■ Directions
Copy out the lines that include the word "this".
— START Records for processing —
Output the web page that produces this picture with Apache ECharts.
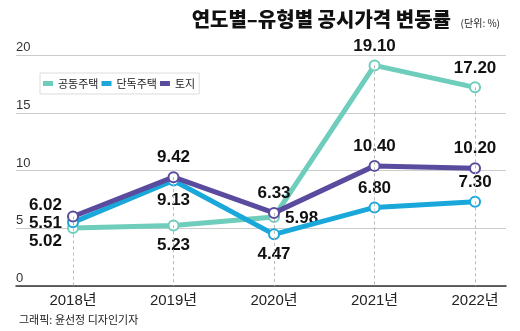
<!DOCTYPE html>
<html>
<head>
<meta charset="utf-8">
<script src="https://cdn.jsdelivr.net/npm/echarts@6/dist/echarts.min.js"></script>
<style>
  html, body { margin: 0; padding: 0; background: #fff; }
  #chart { width: 520px; height: 331px; }
</style>
</head>
<body>
<div id="chart"></div>
<script>
// 연도별-유형별 공시가격 변동률 (단위: %)
const years = [2018, 2019, 2020, 2021, 2022];
const yearLabels = ['2018년', '2019년', '2020년', '2021년', '2022년'];
const seriesNames = ['공동주택', '단독주택', '토지'];
const apartment = [5.02, 5.23, 5.98, 19.10, 17.20];
const house = [5.51, 9.13, 4.47, 6.80, 7.30];
const land = [6.02, 9.42, 6.33, 10.40, 10.20];
const yTicks = [0, 5, 10, 15, 20];

const colors = ['#6fcdbb', '#1aa8da', '#5a4b9f'];
const values = [apartment, house, land];

// label placement per point: [position, offsetY]
const labelPlacement = [
  [['left', 13], ['bottom', 0], ['right', 1], ['top', 0], ['top', 0]],
  [['left', 1], ['bottom', 0], ['bottom', 0], ['top', 0], ['top', 0]],
  [['left', -11], ['top', 0], ['top', 0], ['top', 0], ['top', 0]]
];

const labelFont = {
  fontFamily: '"Liberation Sans Narrow", "Liberation Sans", Arial, sans-serif',
  fontWeight: 'bold',
  fontSize: 17,
  color: '#111'
};

const series = values.map((vals, si) => ({
  name: seriesNames[si],
  type: 'line',
  data: vals.map((v, i) => ({
    value: [years[i], v],
    label: {
      position: labelPlacement[si][i][0],
      offset: [0, labelPlacement[si][i][1]]
    }
  })),
  z: 2 + si,
  symbol: 'circle',
  symbolSize: 10,
  showSymbol: true,
  lineStyle: { color: colors[si], width: 5 },
  itemStyle: { color: '#fff', borderColor: colors[si], borderWidth: 2 },
  label: Object.assign({
    show: true,
    distance: 5,
    formatter: p => p.value[1].toFixed(2)
  }, labelFont),
  emphasis: { disabled: true },
  animation: false
}));

// dashed guide from the highest point of each year down to the axis
series[0].markLine = {
  silent: true,
  symbol: 'none',
  label: { show: false },
  lineStyle: { color: '#b8b8b8', type: [3, 3], width: 1 },
  data: years.map((y, i) => {
    const top = Math.max(apartment[i], house[i], land[i]);
    return [{ coord: [y, top] }, { coord: [y, 0] }];
  })
};

const chart = echarts.init(document.getElementById('chart'));
chart.setOption({
  animation: false,
  backgroundColor: '#fff',
  title: [
    {
      text: '연도별–유형별 공시가격 변동률',
      right: 64,
      top: 4,
      textStyle: {
        fontFamily: '"Noto Sans CJK KR", sans-serif',
        fontWeight: 900,
        fontSize: 20,
        color: '#111'
      }
    },
    {
      text: '(단위: %)',
      right: 15,
      top: 13,
      textStyle: {
        fontFamily: '"Noto Sans CJK KR", sans-serif',
        fontWeight: 'normal',
        fontSize: 10,
        color: '#222'
      }
    },
    {
      text: '그래픽: 윤선정 디자인기자',
      left: 14,
      top: 309,
      textStyle: {
        fontFamily: '"Noto Sans CJK KR", sans-serif',
        fontWeight: 'normal',
        fontSize: 11,
        color: '#222'
      }
    }
  ],
  legend: {
    data: seriesNames.map((n, i) => ({
      name: n,
      itemStyle: { color: colors[i], borderWidth: 0 }
    })),
    left: 40,
    top: 73,
    padding: [5, 4, 5, 3],
    borderColor: '#dddddd',
    borderWidth: 1,
    itemWidth: 10,
    itemHeight: 5,
    itemGap: 3,
    icon: 'rect',
    selectedMode: false,
    textStyle: {
      fontFamily: '"Noto Sans CJK KR", sans-serif',
      fontSize: 11,
      color: '#222'
    }
  },
  grid: { left: 16, right: 14, top: 55, bottom: 45, containLabel: false },
  xAxis: {
    type: 'value',
    min: 2017.433,
    max: 2022.308,
    axisLine: { show: true, onZero: false, lineStyle: { color: '#333', width: 1.5 } },
    axisTick: { show: false },
    splitLine: { show: false },
    axisLabel: {
      customValues: years,
      formatter: v => yearLabels[years.indexOf(Math.round(v))],
      margin: 7,
      fontFamily: '"Liberation Sans", Arial, "Noto Sans CJK KR", sans-serif',
      fontSize: 15,
      color: '#222'
    }
  },
  yAxis: {
    type: 'value',
    min: yTicks[0],
    max: yTicks[yTicks.length - 1],
    interval: 5,
    axisLine: { show: false },
    axisTick: { show: false },
    splitLine: { lineStyle: { color: '#cccccc', width: 1 } },
    axisLabel: {
      inside: true,
      margin: 0,
      align: 'left',
      verticalAlign: 'bottom',
      padding: [0, 0, 1, 0],
      fontFamily: '"Liberation Sans", Arial, sans-serif',
      fontSize: 13,
      color: '#333'
    }
  },
  series: series
});
</script>
</body>
</html>
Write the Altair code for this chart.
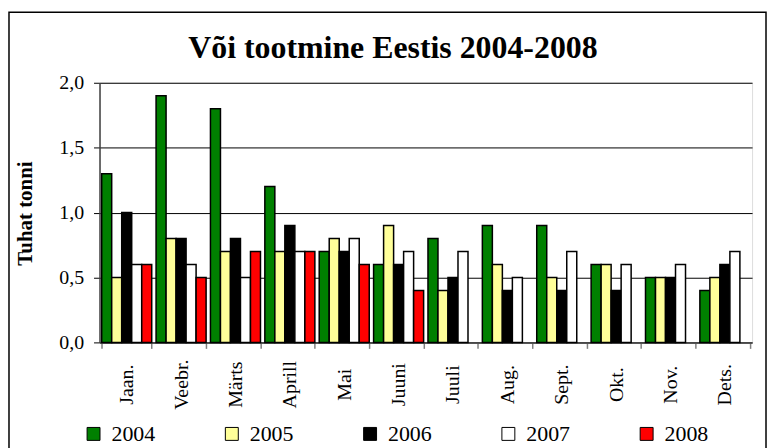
import altair as alt
import pandas as pd

months = ["Jaan.", "Veebr.", "Märts", "Aprill", "Mai", "Juuni",
          "Juuli", "Aug.", "Sept.", "Okt.", "Nov.", "Dets."]
years = ["2004", "2005", "2006", "2007", "2008"]
colors = ["#008000", "#FFFF99", "#000000", "#FFFFFF", "#FF0000"]

v2004 = [1.3, 1.9, 1.8, 1.2, 0.7, 0.6, 0.8, 0.9, 0.9, 0.6, 0.5, 0.4]
v2005 = [0.5, 0.8, 0.7, 0.7, 0.8, 0.9, 0.4, 0.6, 0.5, 0.6, 0.5, 0.5]
v2006 = [1.0, 0.8, 0.8, 0.9, 0.7, 0.6, 0.5, 0.4, 0.4, 0.4, 0.5, 0.6]
v2007 = [0.6, 0.6, 0.5, 0.7, 0.8, 0.7, 0.7, 0.5, 0.7, 0.6, 0.6, 0.7]
v2008 = [0.6, 0.5, 0.7, 0.7, 0.6, 0.4, None, None, None, None, None, None]

series = {"2004": v2004, "2005": v2005, "2006": v2006, "2007": v2007, "2008": v2008}
rows = []
for y, vals in series.items():
    for m, v in zip(months, vals):
        if v is not None:
            rows.append({"month": m, "year": y, "value": v})
df = pd.DataFrame(rows)

SERIF = "Liberation Serif"

bars = alt.Chart(df).mark_bar(stroke="black", strokeWidth=1.5).encode(
    x=alt.X("month:N", sort=months, title=None,
            scale=alt.Scale(paddingInner=0.08, paddingOuter=0.04),
            axis=alt.Axis(labelAngle=-90, labelAlign="center", labelBaseline="middle",
                          labelPadding=36, tickSize=6, tickBand="extent",
                          tickColor="#808080", tickWidth=1.5,
                          domainColor="#404040", domainWidth=1.5,
                          labelFont=SERIF, labelFontSize=20, labelColor="black",
                          labelOverlap=False, labelLimit=200)),
    xOffset=alt.XOffset("year:N", scale=alt.Scale(domain=years, paddingInner=0, paddingOuter=0)),
    y=alt.Y("value:Q", scale=alt.Scale(domain=[0, 2]),
            axis=alt.Axis(values=[0, 0.5, 1, 1.5, 2],
                          labelExpr="replace(format(datum.value, '.1f'), '.', ',')",
                          labelFont=SERIF, labelFontSize=20, labelColor="black",
                          labelPadding=10, tickSize=6, tickColor="black", tickWidth=1,
                          domainColor="#404040", domainWidth=1.5,
                          grid=True, gridColor="black", gridWidth=1,
                          title="Tuhat tonni", titleFont=SERIF, titleFontSize=21,
                          titleFontWeight="bold", titleColor="black", titleAngle=-90,
                          titleX=-68, titleY=131, titleAlign="center",
                          titleBaseline="alphabetic")),
    color=alt.Color("year:N", scale=alt.Scale(domain=years, range=colors),
                    legend=alt.Legend(title=None, orient="none", legendX=-17, legendY=342,
                                      direction="horizontal", columns=5, columnPadding=66,
                                      symbolType="square", symbolSize=169,
                                      symbolStrokeColor="black", symbolStrokeWidth=1,
                                      labelFont=SERIF, labelFontSize=22, labelColor="black",
                                      labelOffset=7, padding=0)),
)

frame = alt.Chart(alt.Data(values=[{}])).mark_rect(
    fillOpacity=0, stroke="black", strokeWidth=1.5
).encode(
    x=alt.value(-91), x2=alt.value(670),
    y=alt.value(-71), y2=alt.value(420),
)

chart = alt.layer(frame, bars).properties(
    width=656, height=261,
    title=alt.TitleParams("Või tootmine Eestis 2004-2008", font=SERIF, fontSize=32,
                          fontWeight="bold", color="black", anchor="middle", dx=-33,
                          offset=-54, frame="group"),
    autosize=alt.AutoSizeParams(type="none"),
    padding={"left": 92, "top": 74, "right": 15, "bottom": 105},
).configure_view(stroke="#808080", strokeWidth=1.5).configure(background="white")

chart.save("out.html", embed_options={"renderer": "svg", "actions": False})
— END Records for processing —
■ Right answer
Output the web page that produces this picture with Apache ECharts.
Write the Altair code for this chart.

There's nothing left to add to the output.